Ohh and he's mostly gay.

Back to the drawing board.

Friday, November 2

The Drummer

About three years ago I saw a band play in a restaurant. I was drawn to the skinny white guy playing the drums, not my usual type at all. This year this band has been playing in my home town a fair bit and generally getting about, and so I have seen them a lot. Well, because I’m at most of their concerts they have come to know me a little and nearly always acknowledge my presence.

I’ve brought them drinks and had conversations, but seeing as they are all outside my lower age limit I have never, and would never go there.

Last night I went out of my way to see them, travelling to another town, far away to partake of their particular brand of music. They were good as they always are and the audience (even if it was Very odd) seemed to want them to come back. Anyway, after I was chatting with the drummer about drum sticks and realised something.
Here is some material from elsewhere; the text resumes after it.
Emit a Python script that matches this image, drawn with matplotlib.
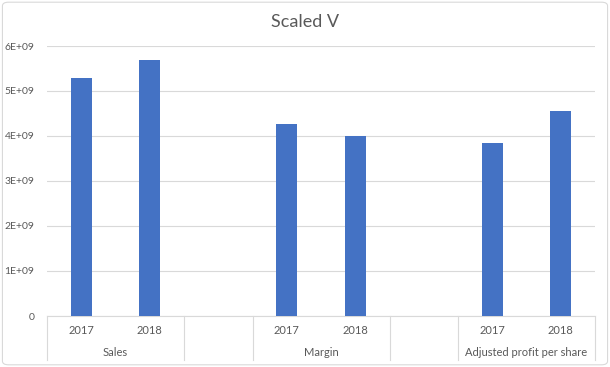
import numpy as np
import matplotlib.pyplot as plt
from matplotlib.patches import FancyBboxPatch
from matplotlib.ticker import FuncFormatter

plt.rcParams['font.family'] = ['Lato', 'DejaVu Sans']

# data (blank slots between groups, like the Excel chart)
years = ["2017", "2018", "", "2017", "2018", "", "2017", "2018"]
values = [5.30e9, 5.69e9, np.nan, 4.27e9, 4.00e9, np.nan, 3.85e9, 4.56e9]
groups = ["Sales", "Margin", "Adjusted profit per share"]
group_slots = [(0, 1), (3, 4), (6, 7)]
separators = [-0.5, 1.5, 2.5, 4.5, 5.5, 7.5]
yticks = [0, 1e9, 2e9, 3e9, 4e9, 5e9, 6e9]

grey = "#595959"
grid = "#d9d9d9"

fig = plt.figure(figsize=(6.1, 3.67), dpi=100)
ax = fig.add_axes([47 / 610, 1 - 316 / 367, 548 / 610, 270 / 367])

x = np.arange(len(years))
ax.bar(x, values, width=0.31, color="#4472C4", zorder=3)

ax.set_xlim(-0.5, 7.5)
ax.set_ylim(0, 6e9)
ax.set_yticks(yticks)
ax.yaxis.set_major_formatter(FuncFormatter(lambda v, p: "0" if v == 0 else "%dE+09" % round(v / 1e9)))
ax.tick_params(axis="y", length=0, labelsize=7.5, labelcolor=grey, pad=9)
ax.set_xticks([])
ax.grid(axis="y", color=grid, linewidth=0.8, zorder=0)
for s in ["top", "right", "left"]:
    ax.spines[s].set_visible(False)
ax.spines["bottom"].set_color(grid)

# multi-level category axis
tr = ax.get_xaxis_transform()
for sx in separators:
    ax.plot([sx, sx], [0, -44 / 270], color=grid, linewidth=0.8, transform=tr, clip_on=False)
for i, y in enumerate(years):
    if y:
        ax.text(i, -14 / 270, y, transform=tr, ha="center", va="center", fontsize=8, color=grey)
for g, (a, b) in zip(groups, group_slots):
    ax.text((a + b) / 2, -36 / 270, g, transform=tr, ha="center", va="center", fontsize=8, color=grey)

fig.text(0.5, 1 - 22 / 367, "Scaled V", ha="center", va="center", fontsize=13, color=grey)

fig.patches.append(FancyBboxPatch((0.004, 0.006), 0.992, 0.988, boxstyle="round,pad=0,rounding_size=0.01",
                                  transform=fig.transFigure, facecolor="none", edgecolor=grid, linewidth=0.8))

fig.savefig("out.png", dpi=100)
Although in the past I have been tongue-tied and star-struck when in his presence, I have grown to respect him on a level that is reserved for very few people.

He has a talent that extends beyond the band he was playing with last night. He has a solo effort that is highly successful and has won major awards. He works like a dog, touring around Aussie and various other countries with the band and solo, radio and magazine interviews, singing and drum playing, and yet he still has the time to shoot the breeze with fans.

He isn’t good looking, he’s skinny and getting skinnier (I think) because of his crazy schedule, he has an odd hair do, his teeth aren’t perfect but always seem to be revealed through his big wide mouth frog smile and generally he’s scruffy. But still I find him sexy, really really sexy, I get the lust flutters and sweaty palms, even when he’s playing and dripping with sweat.

But at the end of the concert that changes, my feeling change and I just want to hug him, take him home, wash his shirt and feed him a giant steak and chips and let him know I’m there for him. I hope his fiancĂ© does that!